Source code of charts
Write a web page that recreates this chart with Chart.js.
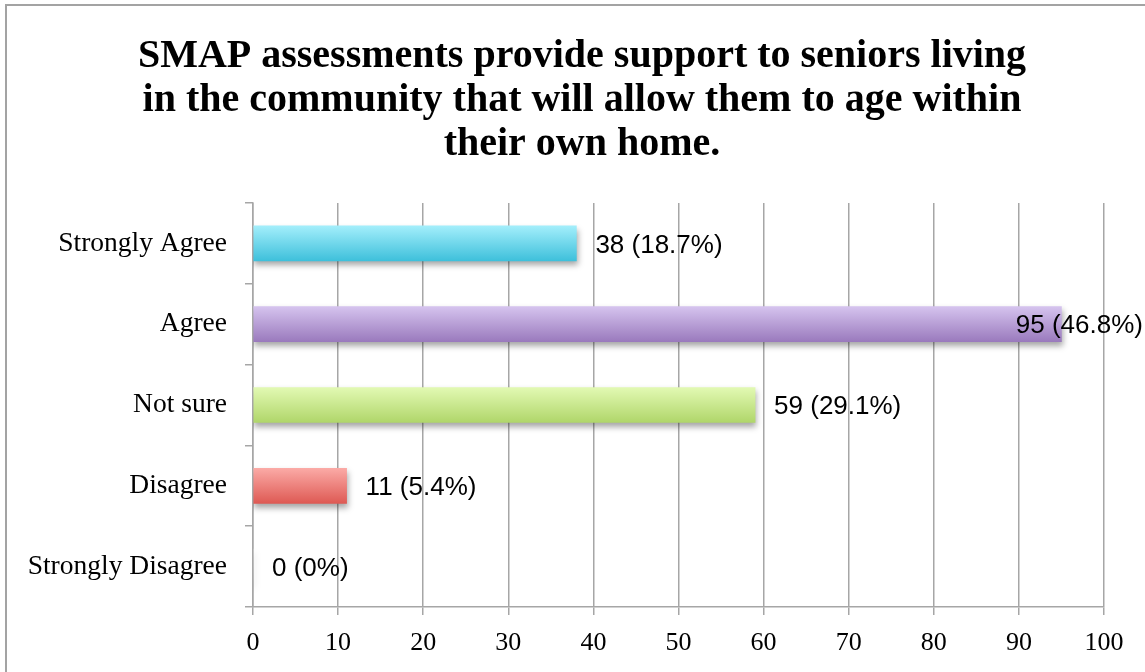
<!DOCTYPE html>
<html>
<head>
<meta charset="utf-8">
<script src="https://cdn.jsdelivr.net/npm/chart.js@4/dist/chart.umd.min.js"></script>
<style>
  body { margin: 0; background: #fff; overflow: hidden; }
  #frame { position: absolute; left: 5px; top: 4px; width: 1200px; height: 800px; border: 2px solid #a3a3a3; }
  #chart { position: absolute; left: 0; top: 0; }
</style>
</head>
<body>
<div id="frame"></div>
<canvas id="chart" width="1145" height="672"></canvas>
<script>
const titleLines = [
    'SMAP assessments provide support to seniors living',
    'in the community that will allow them to age within',
    'their own home.'
];
const categories = ['Strongly Agree', 'Agree', 'Not sure', 'Disagree', 'Strongly Disagree'];
const counts = [38, 95, 59, 11, 0];
const percents = ['18.7%', '46.8%', '29.1%', '5.4%', '0%'];
const xTicks = [0, 10, 20, 30, 40, 50, 60, 70, 80, 90, 100];

// top / bottom colour of each bar's gradient
const topColors = ['#a3eefb', '#d5c3ee', '#e2f9b3', '#fbaaa6', '#dddddd'];
const bottomColors = ['#3ec0db', '#9a7abd', '#b0d66a', '#de5a54', '#bbbbbb'];

const BAR_H = 35;
const gridGray = '#a6a6a6';

function barFill(context) {
    const chart = context.chart;
    const i = context.dataIndex;
    if (!chart.chartArea || !chart.scales.y) return bottomColors[i];
    const y = chart.scales.y.getPixelForValue(i);
    const g = chart.ctx.createLinearGradient(0, y - BAR_H / 2, 0, y + BAR_H / 2);
    g.addColorStop(0, topColors[i]);
    g.addColorStop(1, bottomColors[i]);
    return g;
}

// title is centred on the frame, not on the plot, so draw it by hand
const frameTitle = {
    id: 'frameTitle',
    afterDraw(chart) {
        const c = chart.ctx;
        c.save();
        c.font = 'bold 40px "Liberation Serif", serif';
        c.fillStyle = '#000';
        c.textAlign = 'center';
        c.textBaseline = 'alphabetic';
        titleLines.forEach((line, i) => c.fillText(line, 582, 67 + i * 44));
        c.restore();
    }
};

// soft drop shadow under the bars
const barShadow = {
    id: 'barShadow',
    beforeDatasetsDraw(chart) {
        const c = chart.ctx;
        c.save();
        c.shadowColor = 'rgba(0,0,0,0.35)';
        c.shadowBlur = 6;
        c.shadowOffsetX = 1;
        c.shadowOffsetY = 4;
    },
    afterDatasetsDraw(chart) {
        chart.ctx.restore();
    }
};

// "38 (18.7%)" next to each bar
const valueLabels = {
    id: 'valueLabels',
    afterDatasetsDraw(chart) {
        const c = chart.ctx;
        const meta = chart.getDatasetMeta(0);
        c.save();
        c.font = '26px "Liberation Sans", Arial, sans-serif';
        c.fillStyle = '#000';
        c.textBaseline = 'middle';
        meta.data.forEach((bar, i) => {
            const txt = `${counts[i]} (${percents[i]})`;
            const w = c.measureText(txt).width;
            let x = bar.x + 19;
            if (x + w > chart.width - 2) x = chart.width - 2 - w;
            c.fillText(txt, x, bar.y + 2);
        });
        c.restore();
    }
};

new Chart(document.getElementById('chart'), {
    type: 'bar',
    data: {
        labels: categories,
        datasets: [{
            data: counts,
            backgroundColor: barFill,
            borderWidth: 0,
            barThickness: BAR_H
        }]
    },
    options: {
        indexAxis: 'y',
        responsive: false,
        animation: false,
        layout: { padding: { left: 0, right: 41, top: 203, bottom: 0 } },
        plugins: {
            legend: { display: false },
            tooltip: { enabled: false },
            title: { display: false }
        },
        scales: {
            x: {
                min: 0,
                max: 100,
                afterFit: s => { s.height = 65; },
                afterBuildTicks: s => { s.ticks = xTicks.map(v => ({ value: v })); },
                grid: { color: gridGray, lineWidth: 1.5, tickLength: 8 },
                border: { color: gridGray, width: 1.5 },
                ticks: {
                    color: '#000',
                    padding: 13,
                    font: { family: '"Liberation Serif", serif', size: 26 }
                }
            },
            y: {
                afterFit: s => { s.width = 253; },
                grid: { color: gridGray, lineWidth: 1.5, tickLength: 8, drawOnChartArea: false, offset: true },
                border: { color: gridGray, width: 1.5 },
                ticks: {
                    color: '#000',
                    padding: 18,
                    font: { family: '"Liberation Serif", serif', size: 27.5 }
                }
            }
        }
    },
    plugins: [frameTitle, barShadow, valueLabels]
});
</script>
</body>
</html>
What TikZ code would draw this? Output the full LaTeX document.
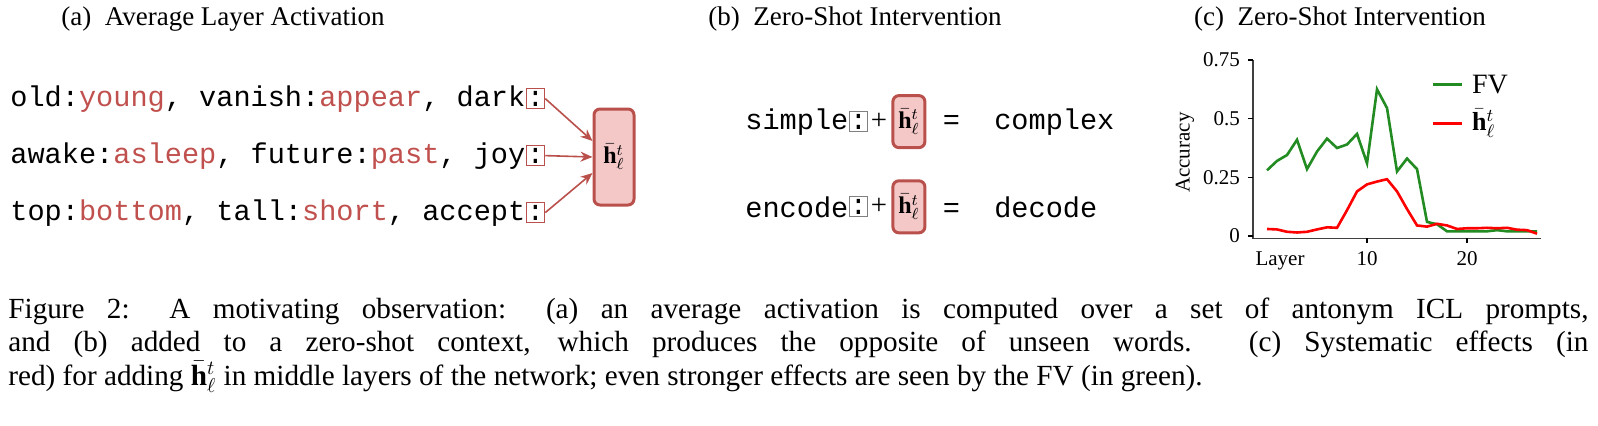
\documentclass[tikz,border=0pt]{standalone}
\usepackage{fontspec}
\setmainfont{Liberation Serif}
\setmonofont{Liberation Mono}
\usetikzlibrary{arrows.meta}
\definecolor{ansred}{RGB}{192,80,77}
\definecolor{boxedge}{RGB}{185,80,75}
\definecolor{boxfill}{RGB}{245,200,200}
\definecolor{fvgreen}{RGB}{34,139,34}
\newcommand{\hvec}{\ensuremath{\bar{\mathbf{h}}^{t}_{\ell}}}
\tikzset{
  title/.style={font=\fontsize{13.5}{15}\selectfont, anchor=center},
  mono/.style={font=\fontsize{14.3}{16}\selectfont\ttfamily, inner sep=0pt},
  colonbox/.style={draw=boxedge, line width=0.6pt, inner sep=0.3pt, font=\fontsize{14.3}{16}\selectfont\ttfamily, minimum height=10pt},
  greybox/.style={draw=gray, line width=0.6pt, inner sep=0.3pt, font=\fontsize{14.3}{16}\selectfont\ttfamily, minimum height=10pt},
  hbox/.style={draw=boxedge, fill=boxfill, line width=1.5pt, rounded corners=3pt, inner sep=1pt},
  arr/.style={draw=boxedge, line width=0.8pt, -{Stealth[length=6pt,width=5pt]}},
  captext/.style={font=\fontsize{14.6}{16}\selectfont, anchor=base west, inner sep=0pt},
  ticklab/.style={font=\fontsize{10.5}{12}\selectfont},
}
\begin{document}
\begin{tikzpicture}[x=0.5pt,y=-0.5pt]
\useasboundingbox (0,0) rectangle (1598,425);
% titles
\node[title] (ta) at (223,19) {(a)\ \ Average Layer Activation};
\node[title] (tb) at (855,19) {(b)\ \ Zero-Shot Intervention};
\node[title] (tc) at (1340,19) {(c)\ \ Zero-Shot Intervention};
% panel a
\node[mono, anchor=base west] (r1) at (10,106) {old:\textcolor{ansred}{young}, vanish:\textcolor{ansred}{appear}, dark};
\node[mono, anchor=base west] (r2) at (10,163) {awake:\textcolor{ansred}{asleep}, future:\textcolor{ansred}{past}, joy};
\node[mono, anchor=base west] (r3) at (10,220) {top:\textcolor{ansred}{bottom}, tall:\textcolor{ansred}{short}, accept};
\node[colonbox, anchor=west] (c1) at (r1.east) {:};
\node[colonbox, anchor=west] (c2) at (r2.east) {:};
\node[colonbox, anchor=west] (c3) at (r3.east) {:};
\node[hbox, minimum width=20pt, minimum height=48pt] (hb) at (614,157) {\large$\hvec$};
\draw[arr] (c1.east) -- ([yshift=8pt]hb.west);
\draw[arr] (c2.east) -- (hb.west);
\draw[arr] (c3.east) -- ([yshift=-8pt]hb.west);
% panel b
\node[mono, anchor=base west] (s1) at (745,129) {simple};
\node[greybox, anchor=west] (g1) at (s1.east) {:};
\node[font=\Large, anchor=west, inner sep=1pt] (p1) at (g1.east) {+};
\node[hbox, anchor=west, minimum width=16pt, minimum height=26pt] (h1) at ([xshift=1pt]p1.east) {\large$\hvec$};
\node[mono, anchor=west] (e1) at ([xshift=8pt]h1.east) {=\ \ complex};
\node[mono, anchor=base west] (s2) at (745,217) {encode};
\node[greybox, anchor=west] (g2) at (s2.east) {:};
\node[font=\Large, anchor=west, inner sep=1pt] (p2) at (g2.east) {+};
\node[hbox, anchor=west, minimum width=16pt, minimum height=26pt] (h2) at ([xshift=1pt]p2.east) {\large$\hvec$};
\node[mono, anchor=west] (e2) at ([xshift=8pt]h2.east) {=\ \ decode};
% panel c
\begin{scope}[shift={(1267,236)}, x=5pt, y=117.35pt]
\draw[line width=0.8pt, draw=black!75] (-1.4,0.75) -- (-1.4,-0.01) -- (27.4,-0.01);
\foreach \v/\l in {0/0,0.25/0.25,0.5/0.5,0.75/0.75}{
  \draw[line width=0.6pt] (-1.4,\v) -- (-1.9,\v);
  \node[ticklab, anchor=east] at (-2,\v) {\l};
}
\foreach \v in {10,20}{
  \draw[line width=0.6pt] (\v,-0.01) -- (\v,-0.03);
  \node[ticklab, anchor=north] at (\v,-0.035) {\v};
}
\node[ticklab, anchor=north] at (1.3,-0.035) {Layer};
\node[ticklab, rotate=90] at (-8.2,0.355) {Accuracy};
\draw[fvgreen, line width=1.3pt] plot coordinates {(0,.28)(1,.32)(2,.345)(3,.41)(4,.285)(5,.36)(6,.415)(7,.375)(8,.39)(9,.435)(10,.31)(11,.625)(12,.545)(13,.275)(14,.33)(15,.285)(16,.06)(17,.05)(18,.02)(19,.02)(20,.02)(21,.02)(22,.02)(23,.025)(24,.02)(25,.02)(26,.02)(27,.02)};
\draw[red, line width=1.3pt] plot coordinates {(0,.03)(1,.028)(2,.018)(3,.015)(4,.018)(5,.028)(6,.037)(7,.035)(8,.11)(9,.19)(10,.22)(11,.232)(12,.242)(13,.19)(14,.115)(15,.045)(16,.04)(17,.052)(18,.045)(19,.03)(20,.033)(21,.033)(22,.035)(23,.033)(24,.035)(25,.027)(26,.025)(27,.01)};
\draw[fvgreen, line width=1.5pt] (16.6,0.645) -- (19.5,0.645);
\node[font=\fontsize{14}{16}\selectfont, anchor=west] (lfv) at (19.8,0.645) {FV};
\draw[red, line width=1.5pt] (16.6,0.48) -- (19.5,0.48);
\node[font=\fontsize{13}{16}\selectfont, anchor=west] (lh) at (19.8,0.48) {$\hvec$};
\end{scope}
% caption
\node[captext] (cap1) at (8,318) {\makebox[790pt][s]{Figure 2: A motivating observation: (a) an average activation is computed over a set of antonym ICL prompts,}};
\node[captext] (cap2) at (8,351) {\makebox[790pt][s]{and (b) added to a zero-shot context, which produces the opposite of unseen words. (c) Systematic effects (in}};
\node[captext] (cap3) at (8,385) {red) for adding $\hvec$ in middle layers of the network; even stronger effects are seen by the FV (in green).};
\end{tikzpicture}
\end{document}
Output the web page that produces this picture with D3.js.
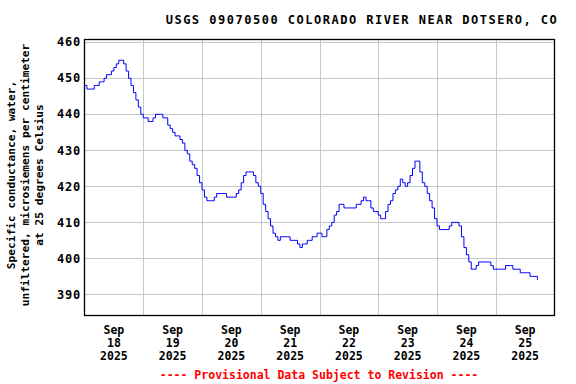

GIVEN EXERCISE: The lines from the start of the entries above through the one containing "80, 90, 100];" are to be retyped exactly, and no others. Pictures are left out.

FULL ANSWER:
Write a web page that recreates this chart with Chart.js.
<!DOCTYPE html>
<html>
<head>
<meta charset="utf-8">
<script src="https://cdn.jsdelivr.net/npm/chart.js@4/dist/chart.umd.min.js"></script>
<style>
  body { margin: 0; background: #fff; overflow: hidden; }
  #frame { position: absolute; left: 5px; top: 4px; width: 1200px; height: 800px; border: 2px solid #a3a3a3; }
  #chart { position: absolute; left: 0; top: 0; }
</style>
</head>
<body>
<div id="frame"></div>
<canvas id="chart" width="1145" height="672"></canvas>
<script>
const titleLines = [
    'SMAP assessments provide support to seniors living',
    'in the community that will allow them to age within',
    'their own home.'
];
const categories = ['Strongly Agree', 'Agree', 'Not sure', 'Disagree', 'Strongly Disagree'];
const counts = [38, 95, 59, 11, 0];
const percents = ['18.7%', '46.8%', '29.1%', '5.4%', '0%'];
const xTicks = [0, 10, 20, 30, 40, 50, 60, 70, 80, 90, 100];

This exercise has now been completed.